Following the recent release of her memoir Don’t Tell Anybody The Secrets I Told You, legendary and ahead of her upcoming fifteenth album Stories From A Rock n Roll Heart;
three-time Grammy Award winning singer-songwriter, Lucinda Williams has announced details of a show in Dublin’s 3Olympia Theatre on Tuesday 27th February 2024.
Tickets priced from €66.95 including booking fee & €1.50 restoration levy on sale now via Ticketmaster
Three-time Grammy Award winner, Lucinda Williams has been carving her own path for more than three decades now. Born in Lake Charles, Louisiana, Williams had been imbued with a “culturally rich, economically poor” worldview. Several years of playing the hardscrabble clubs gave her a solid enough footing to record a self-titled album that would become a touchstone for the embryonic Americana movement – helping launch a thousand musical ships along the way.
While not a huge commercial success at the time Lucinda Williams (aka, the Rough Trade album) retained a cult reputation, and finally got the reception it deserved upon its reissue in 2014. Jim Farber of New York’s Daily News hailed the reissue by saying “Listening again proves it to be that rarest of beasts: a perfect work. There’s not a chord, lyric, beat on inflection that doesn’t pull at the heart or make it soar.”
For much of the next decade, Williams moved around the country, stopping in Austin, Los Angeles, Nashville, and turning out work that won immense respect within the industry (winning a Grammy for Mary Chapin Carpenter’s version of “Passionate Kisses”) and a gradually growing cult audience. While her recorded output was sparse for a time, the work that emerged was invariably hailed for its indelible impressionism -- like 1998’s Car Wheels on a Gravel Road, which notched her first Grammy as a performer.
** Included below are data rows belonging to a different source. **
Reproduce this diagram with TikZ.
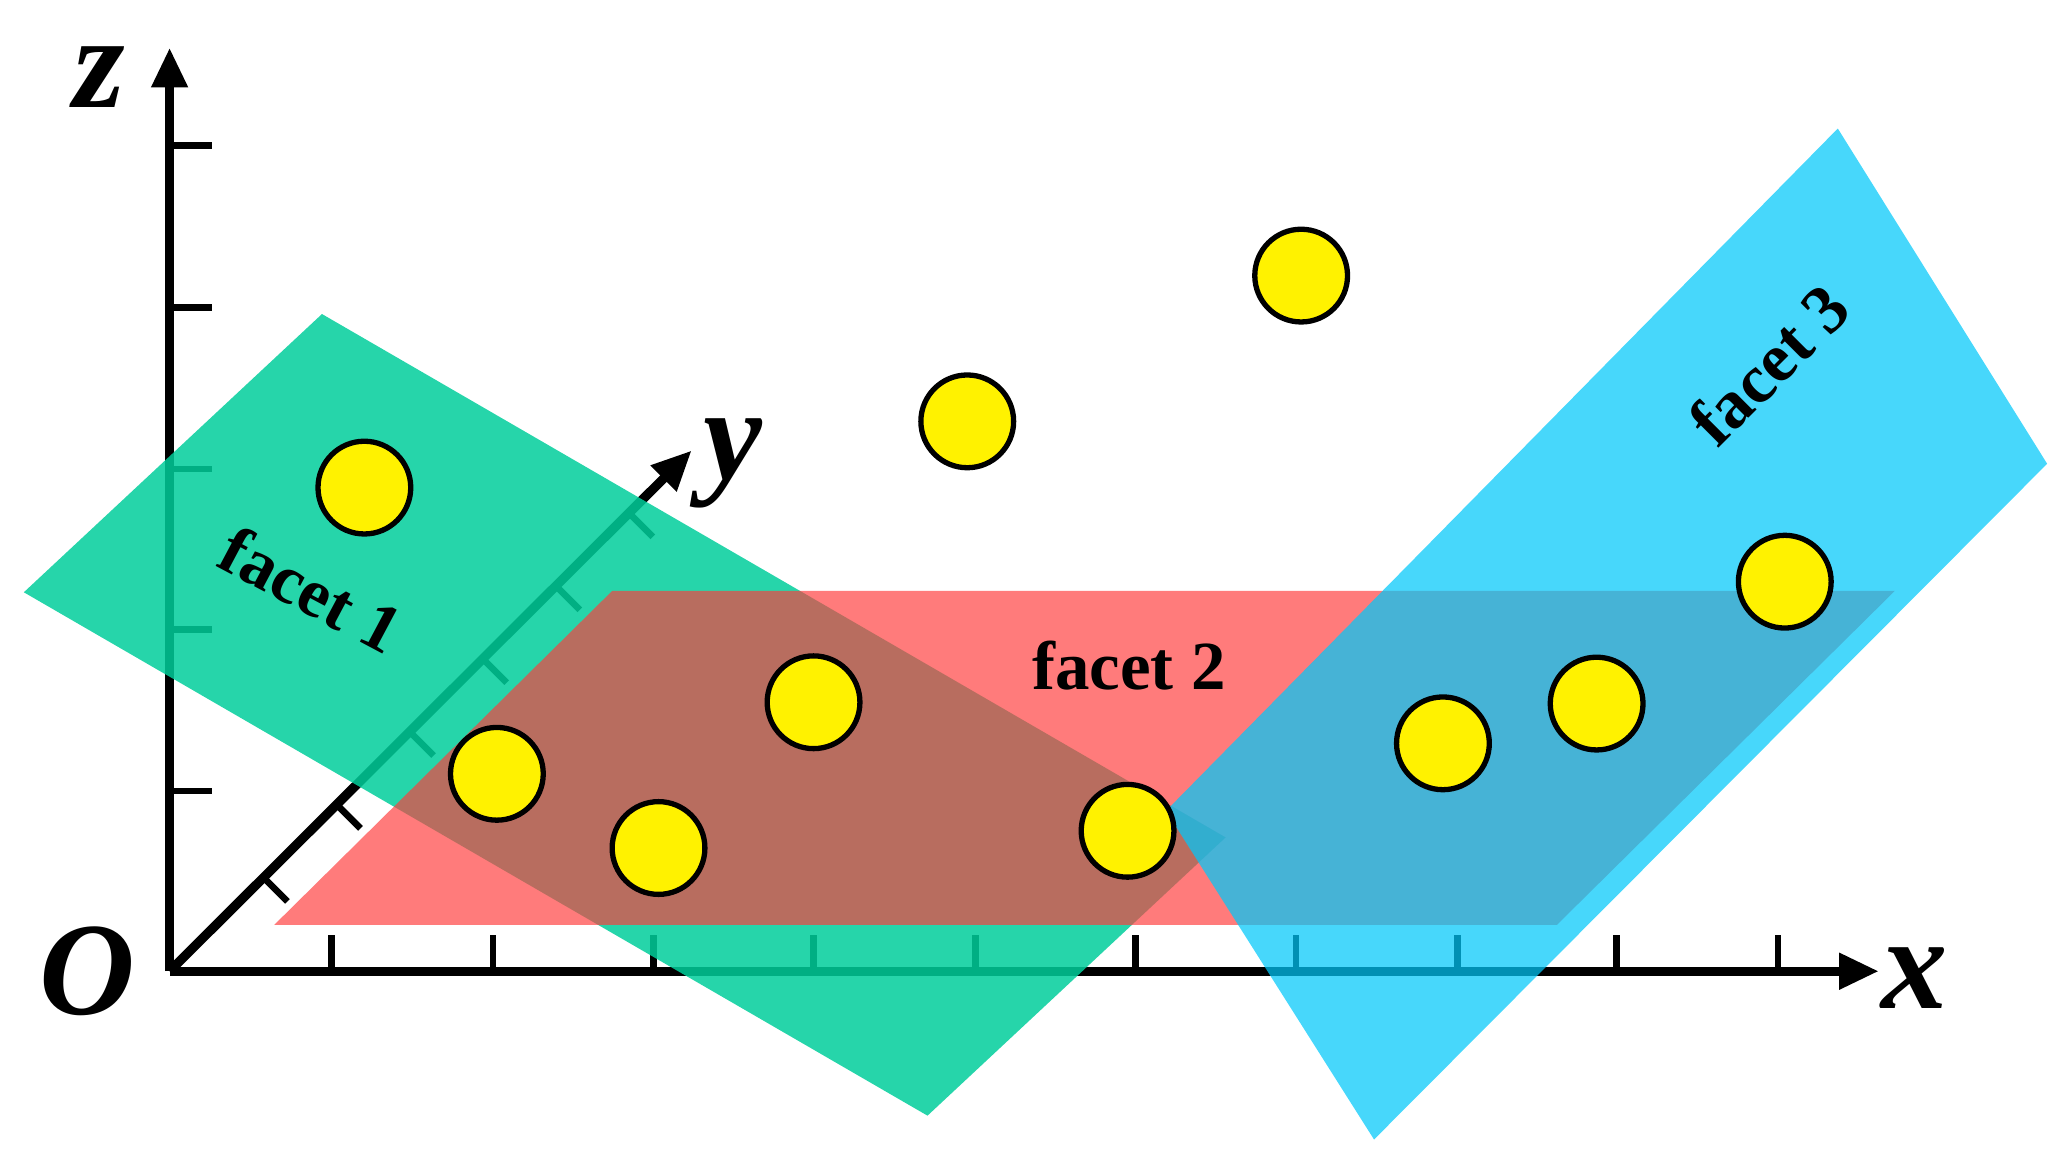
\documentclass[tikz,border=0pt]{standalone}
\usepackage{fontspec}
\setmainfont{Liberation Serif}
\usetikzlibrary{arrows.meta,calc}
\begin{document}
\begin{tikzpicture}[x=1pt,y=-1pt,
  ax/.style={line width=7pt,-{Triangle[length=30pt,width=26pt]}},
  tk/.style={line width=5pt},
  dot/.style={circle,draw=black,line width=4pt,fill=yellow,minimum size=70pt,inner sep=0pt},
  lab/.style={font=\fontsize{100}{110}\selectfont\bfseries\itshape,inner sep=0pt},
  flab/.style={font=\fontsize{52}{58}\selectfont\bfseries,inner sep=0pt}]
\useasboundingbox (0,0) rectangle (1560,880);
% axes
\coordinate (O) at (128,733);
\coordinate (Z) at (128,36);
\coordinate (X) at (1418,733);
\coordinate (Y) at (522,340);
\draw[ax] (O) -- (Z);
\draw[ax] (O) -- (X);
\draw[ax] (O) -- (Y);
\foreach \y in {110,232,354,475,597} \draw[tk] (128,\y) -- (160,\y);
\foreach \x in {250,372,493,614,736,857,978,1100,1220,1342} \draw[tk] (\x,733) -- (\x,706);
\foreach \t in {0.18,0.32,0.46,0.60,0.74,0.88} \draw[tk] ($(O)!\t!(Y)$) -- ++(18,18);
\node[lab] (lz) at (75,58) {z};
\node[lab] (lx) at (1445,738) {x};
\node[lab] (ly) at (553,350) {y};
\node[lab] (lo) at (66,733) {O};
% facets
\fill[fill={rgb,255:red,0;green,206;blue,155},opacity=0.85] (18,447) -- (243,237) -- (925,632) -- (700,842) -- cycle;
\fill[fill={rgb,255:red,255;green,60;blue,60},opacity=0.68] (207,698) -- (462,446) -- (1430,446) -- (1175,698) -- cycle;
\fill[fill={rgb,255:red,0;green,200;blue,250},opacity=0.72] (1387,97) -- (1545,350) -- (1037,860) -- (880,612) -- cycle;
\node[flab,rotate=-28] (f1) at (235,445) {facet 1};
\node[flab] (f2) at (852,502) {facet 2};
\node[flab,rotate=45] (f3) at (1335,275) {facet 3};
% points
\foreach \p/\q [count=\i] in {275/368,730/318,982/208,375/584,497/640,614/530,851/627,1089/561,1205/531,1347/439}
  \node[dot] (p\i) at (\p,\q) {};
\end{tikzpicture}
\end{document}
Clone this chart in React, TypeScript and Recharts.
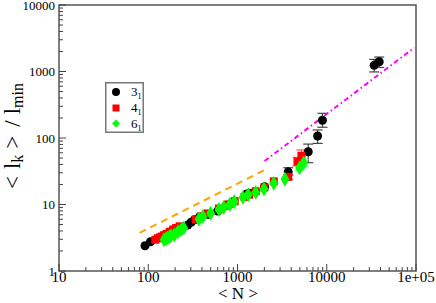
import React from "react";
import {
    ScatterChart,
    Scatter,
    XAxis,
    YAxis,
    ZAxis,
    ErrorBar,
    ReferenceArea,
    Legend,
} from "recharts";

const xMajor = [10, 100, 1000, 10000, 100000];
const xMajorLabels = ["10", "100", "1000", "10000", "1e+05"];
const yMajor = [1, 10, 100, 1000, 10000];
const yMajorLabels = ["1", "10", "100", "1000", "10000"];

// knot 3_1
const n31 = [92, 106, 160, 185, 215, 277, 302, 330, 375, 470, 600, 750, 850, 1250, 1350, 1590, 2010];
const l31 = [2.4, 2.75, 3.6, 4.0, 4.4, 4.9, 5.4, 5.9, 6.5, 7.1, 8.0, 9.7, 10.4, 14.3, 14.8, 15.6, 18.5];
const n31e = [3700, 6200, 7900, 8950, 34000, 38700];
const l31e = [31, 62, 107, 185, 1240, 1400];
const lo31e = [27.7, 42.5, 83, 145, 985, 1150];
const hi31e = [35.7, 81, 132, 235, 1520, 1650];

// knot 4_1
const n41 = [120, 128, 135, 142, 150, 160, 175, 190, 205, 225, 340, 390, 460, 620, 780, 930, 1200, 1350, 1600, 2000, 2550];
const l41 = [2.95, 3.1, 3.2, 3.3, 3.45, 3.6, 3.9, 4.2, 4.45, 4.7, 5.95, 6.6, 7.35, 8.7, 10.0, 11.2, 13.0, 14.0, 15.8, 18.0, 22.3];
const n41e = [3700, 4700, 5200];
const l41e = [26, 44, 54];
const lo41e = [24, 38, 46];
const hi41e = [28, 51, 66];

// knot 6_1
const n61 = [150, 158, 165, 172, 180, 196, 215, 233, 250, 370, 410, 500, 620, 700, 820, 920, 1150, 1320, 1600, 1980, 2550, 3400];
const l61 = [2.95, 3.05, 3.15, 3.25, 3.4, 3.5, 3.9, 4.15, 4.45, 6.0, 6.6, 7.4, 8.4, 9.0, 10.0, 11.0, 12.8, 14.0, 15.2, 17.1, 20.8, 24.0];
const n61e = [4950, 5500];
const l61e = [35.5, 42];
const lo61e = [32, 37];
const hi61e = [39, 47];

// fitted power laws (end points)
const orangeN = [80, 2010];
const orangeL = [3.75, 33];
const magentaN = [2010, 95700];
const magentaL = [45, 2280];

const knotBase = ["3", "4", "6"];
const knotSub = "1";

const FONT = "Liberation Serif, Times New Roman, serif";

const pts = (n: number[], l: number[]) => n.map((v, i) => ({ n: v, l: l[i] }));
const ptsErr = (n: number[], l: number[], lo: number[], hi: number[]) =>
    n.map((v, i) => ({ n: v, l: l[i], err: [l[i] - lo[i], hi[i] - l[i]] }));

const minors = (majors: number[]) => {
    const out: number[] = [];
    majors.forEach((m, i) => {
        out.push(m);
        if (i < majors.length - 1) for (let k = 2; k < 10; k++) out.push(m * k);
    });
    return out;
};
const xTicks = minors(xMajor);
const yTicks = minors(yMajor);

const XTick = (props: any) => {
    const { x, y, payload } = props;
    const i = xMajor.indexOf(payload.value);
    const major = i >= 0;
    return (
        <g>
            <line x1={x} x2={x} y1={y} y2={y - (major ? 7 : 4)} stroke="#444" strokeWidth={1} />
            {major && (
                <text x={x} y={y + 11} textAnchor="middle" fontSize={15} fontFamily={FONT} fill="#000">
                    {xMajorLabels[i]}
                </text>
            )}
        </g>
    );
};

const YTick = (props: any) => {
    const { x, y, payload } = props;
    const i = yMajor.indexOf(payload.value);
    const major = i >= 0;
    return (
        <g>
            <line x1={x} x2={x + (major ? 7 : 4)} y1={y} y2={y} stroke="#444" strokeWidth={1} />
            {major && (
                <text x={x - 4} y={y} dy="0.35em" textAnchor="end" fontSize={13} fontFamily={FONT} fill="#000">
                    {yMajorLabels[i]}
                </text>
            )}
        </g>
    );
};

const YTitle = () => (
    <text
        transform="translate(20,136) rotate(-90)"
        textAnchor="middle"
        fontSize={23}
        fontFamily={FONT}
        fill="#000"
    >
        {"<"}
        <tspan dx={7}>l</tspan>
        <tspan fontSize={16} dy={3}>k</tspan>
        <tspan dy={-3} dx={6}>{">"}</tspan>
        <tspan dx={9}>/</tspan>
        <tspan dx={6}>l</tspan>
        <tspan fontSize={16} dy={3}>min</tspan>
    </text>
);

const XTitle = () => (
    <text x={238} y={299} textAnchor="middle" fontSize={17} fontFamily={FONT} fill="#000">
        {"< N >"}
    </text>
);

const LegendBox = () => (
    <svg width={40} height={52} style={{ display: "block" }}>
        <rect x={0.75} y={0.75} width={37.5} height={49.5} fill="#fff" stroke="#777" strokeWidth={1.5} />
        <circle cx={11} cy={10} r={4} fill="#000" />
        <rect x={7.5} y={22.5} width={7} height={7} fill="#ff0000" />
        <path d="M11 37.5 L15 41.5 L11 45.5 L7 41.5 Z" fill="#00ff00" />
        {knotBase.map((b, i) => (
            <text key={b} x={26} y={14 + i * 16} fontSize={13} fontFamily={FONT} fill="#000">
                {b}
                <tspan fontSize={8} dy={3}>{knotSub}</tspan>
            </text>
        ))}
    </svg>
);

export default function App() {
    return (
        <div style={{ position: "absolute", left: 0, top: 0, background: "#fff" }}>
            <ScatterChart width={436} height={303} margin={{ top: 5, right: 20, bottom: 0, left: 0 }}>
                <XAxis
                    type="number"
                    dataKey="n"
                    scale="log"
                    domain={[10, 100000]}
                    ticks={xTicks}
                    interval={0}
                    tick={<XTick />}
                    tickSize={0}
                    tickMargin={0}
                    axisLine={false}
                    height={32}
                    allowDataOverflow
                />
                <YAxis
                    type="number"
                    dataKey="l"
                    scale="log"
                    domain={[1, 10000]}
                    ticks={yTicks}
                    interval={0}
                    tick={<YTick />}
                    tickSize={0}
                    tickMargin={0}
                    axisLine={false}
                    width={59}
                    allowDataOverflow
                />
                <ZAxis range={[55, 55]} />
                <ReferenceArea x1={10} x2={100000} y1={1} y2={10000} fill="none" stroke="#555" strokeWidth={1.5} />
                <Scatter
                    data={pts(orangeN, orangeL)}
                    line={{ stroke: "#ffa500", strokeWidth: 2, strokeDasharray: "7 5" }}
                    shape={() => <g />}
                    isAnimationActive={false}
                />
                <Scatter
                    data={pts(magentaN, magentaL)}
                    line={{ stroke: "#ff00ff", strokeWidth: 2, strokeDasharray: "5 3 1.5 3" }}
                    shape={() => <g />}
                    isAnimationActive={false}
                />
                <Scatter data={pts(n31, l31)} fill="#000" shape="circle" isAnimationActive={false} />
                <Scatter data={ptsErr(n31e, l31e, lo31e, hi31e)} fill="#000" shape="circle" isAnimationActive={false}>
                    <ErrorBar dataKey="err" direction="y" width={5} stroke="#444" strokeWidth={1.2} />
                </Scatter>
                <Scatter data={pts(n41, l41)} fill="#ff0000" shape="square" isAnimationActive={false} />
                <Scatter data={ptsErr(n41e, l41e, lo41e, hi41e)} fill="#ff0000" shape="square" isAnimationActive={false}>
                    <ErrorBar dataKey="err" direction="y" width={5} stroke="#ff5050" strokeWidth={1.2} />
                </Scatter>
                <Scatter data={pts(n61, l61)} fill="#00ff00" shape="diamond" isAnimationActive={false} />
                <Scatter data={ptsErr(n61e, l61e, lo61e, hi61e)} fill="#00ff00" shape="diamond" isAnimationActive={false}>
                    <ErrorBar dataKey="err" direction="y" width={5} stroke="#70ff70" strokeWidth={1.2} />
                </Scatter>
                <Legend
                    layout="vertical"
                    align="center"
                    verticalAlign="middle"
                    content={<LegendBox />}
                    wrapperStyle={{ position: "absolute", left: 105, top: 82, width: 40, height: 52 }}
                />
                <YTitle />
                <XTitle />
            </ScatterChart>
        </div>
    );
}
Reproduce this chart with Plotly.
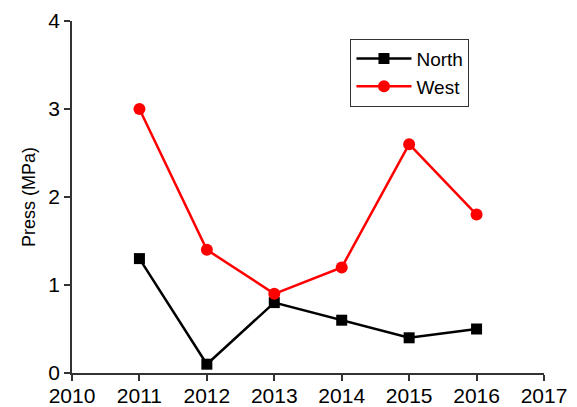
import plotly.graph_objects as go

years = [2011, 2012, 2013, 2014, 2015, 2016]
north = [1.3, 0.1, 0.8, 0.6, 0.4, 0.5]
west = [3.0, 1.4, 0.9, 1.2, 2.6, 1.8]
x_ticks = [2010, 2011, 2012, 2013, 2014, 2015, 2016, 2017]
y_ticks = [0, 1, 2, 3, 4]

fig = go.Figure()
fig.add_trace(go.Scatter(x=years, y=north, name="North", mode="lines+markers",
                         line=dict(color="black", width=2.5),
                         marker=dict(symbol="square", size=11, color="black")))
fig.add_trace(go.Scatter(x=years, y=west, name="West", mode="lines+markers",
                         line=dict(color="#ff0000", width=2.5),
                         marker=dict(symbol="circle", size=12, color="#ff0000")))

axis_common = dict(showline=True, linecolor="#333", linewidth=1.5, ticks="outside",
                   ticklen=6, tickcolor="#333", tickwidth=1.5, showgrid=False,
                   zeroline=False, mirror=False, automargin=False,
                   tickfont=dict(family="Liberation Sans, Arial", size=21, color="black"))

fig.update_layout(
    width=577, height=407,
    margin=dict(l=72, r=33, t=21, b=34),
    paper_bgcolor="white", plot_bgcolor="white",
    showlegend=True,
    legend=dict(x=0.59, y=0.95, xanchor="left", yanchor="top",
                bordercolor="#333", borderwidth=1, bgcolor="white",
                font=dict(family="Liberation Sans, Arial", size=19, color="black"),
                tracegroupgap=0, itemwidth=55),
    xaxis=dict(range=[2010, 2017], tickvals=x_ticks, ticklabelstandoff=-3, **axis_common),
    yaxis=dict(range=[0, 4], tickvals=y_ticks,
               title=dict(text="Press (MPa)", standoff=8,
                          font=dict(family="Liberation Sans, Arial", size=18, color="black")),
               **axis_common),
)

fig.write_html("out.html")
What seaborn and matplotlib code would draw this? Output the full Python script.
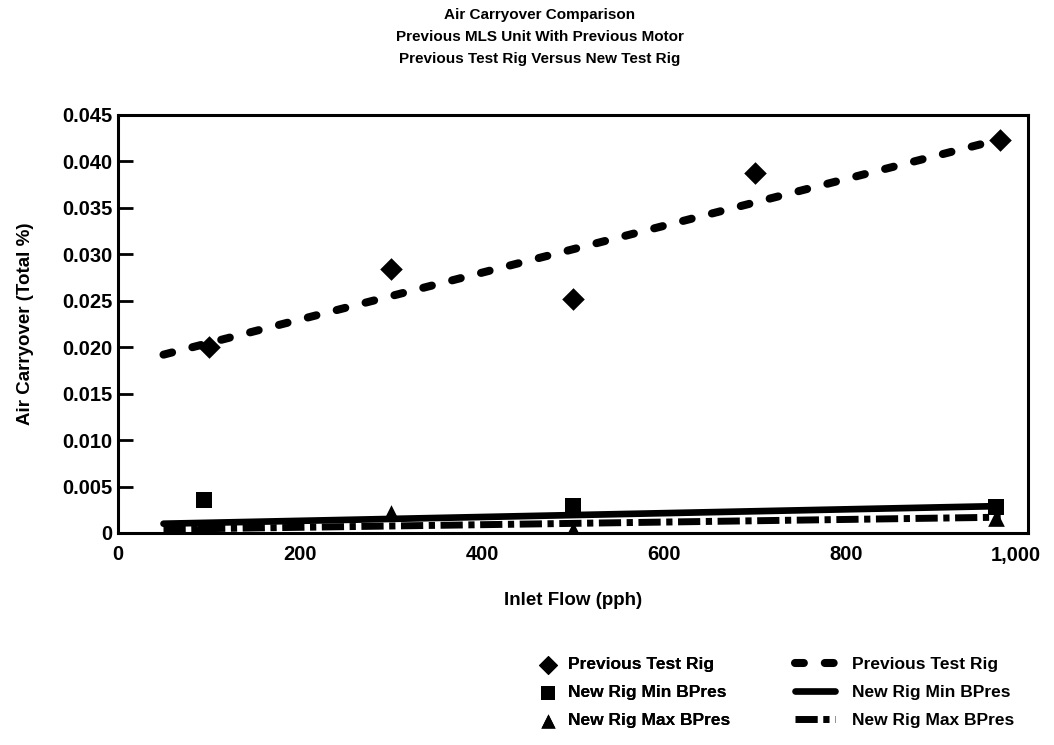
import matplotlib
matplotlib.use("Agg")
import matplotlib.pyplot as plt
import matplotlib.transforms as mtransforms
import seaborn as sns
import numpy as np
import pandas as pd

# ---- data ----
prev_x = [100, 300, 500, 700, 969]
prev_y = [0.0200, 0.0284, 0.0252, 0.0388, 0.0423]
min_x = [95, 500, 965]
min_y = [0.0035, 0.0029, 0.0028]
max_x = [90, 300, 500, 965]
max_y = [0.0005, 0.0022, 0.0003, 0.0016]
fit_x = [50, 970]
prev_fit_y = [0.0192, 0.0424]
min_fit_y = [0.0010, 0.0029]
max_fit_y = [0.0004, 0.0017]
x_ticks = [0, 200, 400, 600, 800, 1000]
x_tick_labels = ["0", "200", "400", "600", "800", "1,000"]
y_ticks = [0, 0.005, 0.010, 0.015, 0.020, 0.025, 0.030, 0.035, 0.040, 0.045]
y_tick_labels = ["0", "0.005", "0.010", "0.015", "0.020", "0.025", "0.030",
                 "0.035", "0.040", "0.045"]
title_lines = ["Air Carryover Comparison",
               "Previous MLS Unit With Previous Motor",
               "Previous Test Rig Versus New Test Rig"]
legend_labels = ["Previous Test Rig", "New Rig Min BPres", "New Rig Max BPres"]

sns.set_theme(style="white")
plt.rcParams["font.family"] = ["Liberation Sans", "DejaVu Sans"]
plt.rcParams["font.weight"] = "bold"

fig = plt.figure(figsize=(10.54, 7.45), dpi=100)
ax = fig.add_axes([118 / 1054, 1 - 533 / 745, 910 / 1054, 418 / 745])

# trend lines
sns.lineplot(x=fit_x, y=prev_fit_y, ax=ax, color="black", lw=5.8, zorder=3)
l_prev = ax.lines[-1]
l_prev.set_linestyle((0, (1.1, 2.6)))
l_prev.set_dash_capstyle("round")
sns.lineplot(x=fit_x, y=min_fit_y, ax=ax, color="black", lw=4.8, zorder=3)
l_min = ax.lines[-1]
sns.lineplot(x=fit_x, y=max_fit_y, ax=ax, color="black", lw=5.0, zorder=3)
l_max = ax.lines[-1]
l_max.set_linestyle((0, (3.2, 0.8, 0.9, 0.8)))

# data markers
sns.scatterplot(x=prev_x, y=prev_y, ax=ax, marker="D", s=11.5 ** 2,
                color="black", linewidth=0, zorder=5)
s_prev = ax.collections[-1]
sns.scatterplot(x=min_x, y=min_y, ax=ax, marker="s", s=11.5 ** 2,
                color="black", linewidth=0, zorder=5)
s_min = ax.collections[-1]
sns.scatterplot(x=max_x, y=max_y, ax=ax, marker="^", s=12 ** 2,
                color="black", linewidth=0, zorder=5)
s_max = ax.collections[-1]

ax.set_xlim(0, 1000)
ax.set_ylim(0, 0.045)
ax.set_xticks(x_ticks)
ax.set_xticklabels(x_tick_labels)
ax.set_yticks(y_ticks)
ax.set_yticklabels(y_tick_labels)
ax.tick_params(axis="y", direction="in", length=11, width=2, left=True,
               labelsize=14.5, pad=4, colors="black")
ax.tick_params(axis="x", length=0, labelsize=14.5, pad=9, colors="black")
for t in ax.get_xticklabels() + ax.get_yticklabels():
    t.set_fontweight("bold")
# last x label sits slightly inward, as in the reference
last = ax.get_xticklabels()[-1]
last.set_transform(last.get_transform() +
                   mtransforms.ScaledTranslation(-12 / 100, 0, fig.dpi_scale_trans))
for sp in ax.spines.values():
    sp.set_color("black")
    sp.set_linewidth(2.2)
    sp.set_visible(True)
ax.grid(False)

ax.set_xlabel("Inlet Flow (pph)", fontsize=13.5, fontweight="bold", labelpad=20,
              color="black")
ax.set_ylabel("Air Carryover (Total %)", fontsize=13.5, fontweight="bold",
              labelpad=20, color="black")

for line, yy in zip(title_lines, [15, 37, 59]):
    fig.text(0.512, 1 - yy / 745, line, ha="center", va="center",
             fontsize=11, fontweight="bold", color="black")

leg1 = fig.legend([s_prev, s_min, s_max], legend_labels,
                  loc="upper left", bbox_to_anchor=(538 / 1054, 1 - 657 / 745),
                  frameon=False, fontsize=12.5, handlelength=1.2,
                  handletextpad=0.5, labelspacing=0.74, borderpad=0,
                  borderaxespad=0, markerscale=0.85)
leg2 = fig.legend([l_prev, l_min, l_max], legend_labels,
                  loc="upper left", bbox_to_anchor=(795 / 1054, 1 - 657 / 745),
                  frameon=False, fontsize=12.5, handlelength=2.3,
                  handletextpad=1.0, labelspacing=0.74, borderpad=0,
                  borderaxespad=0)
fig.add_artist(leg1)
for leg in (leg1, leg2):
    for t in leg.get_texts():
        t.set_fontweight("bold")
        t.set_color("black")

fig.savefig("out.png", dpi=100)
The past decade brought further development, both musically and personally, evidenced on albums like West (2007), which All Music Guide called “flawless...destined to become a classic” and Blessed (2011), which the Los Angeles Times dubbed “a dynamic, human, album, one that’s easy to fall in love with.” Those albums retained much of Williams’ trademark melancholy and southern Gothic starkness, but also exuded more rays of light and hope. This all lead to the 2014 release of Williams’ first double studio album Down Where The Spirit Meets The Bone, followed by the 2016 release of her second double album, the The Ghosts of Highway 20. Both albums received overwhelming praise from the media and fans. 2020’s Good Soul Better Angels was a socio-political masterpiece, garnering two Grammy nominations as well as features in The New York Times, Rolling Stone, Los Angeles Times and so much more, Lucinda made a return appearance on The Late Show with Stephen Colbert and was the subject of a feature segment on NPR’s All Things Considered.
In October of 2021, Lucinda Williams was inducted into the Austin City Limits Hall Of Fame.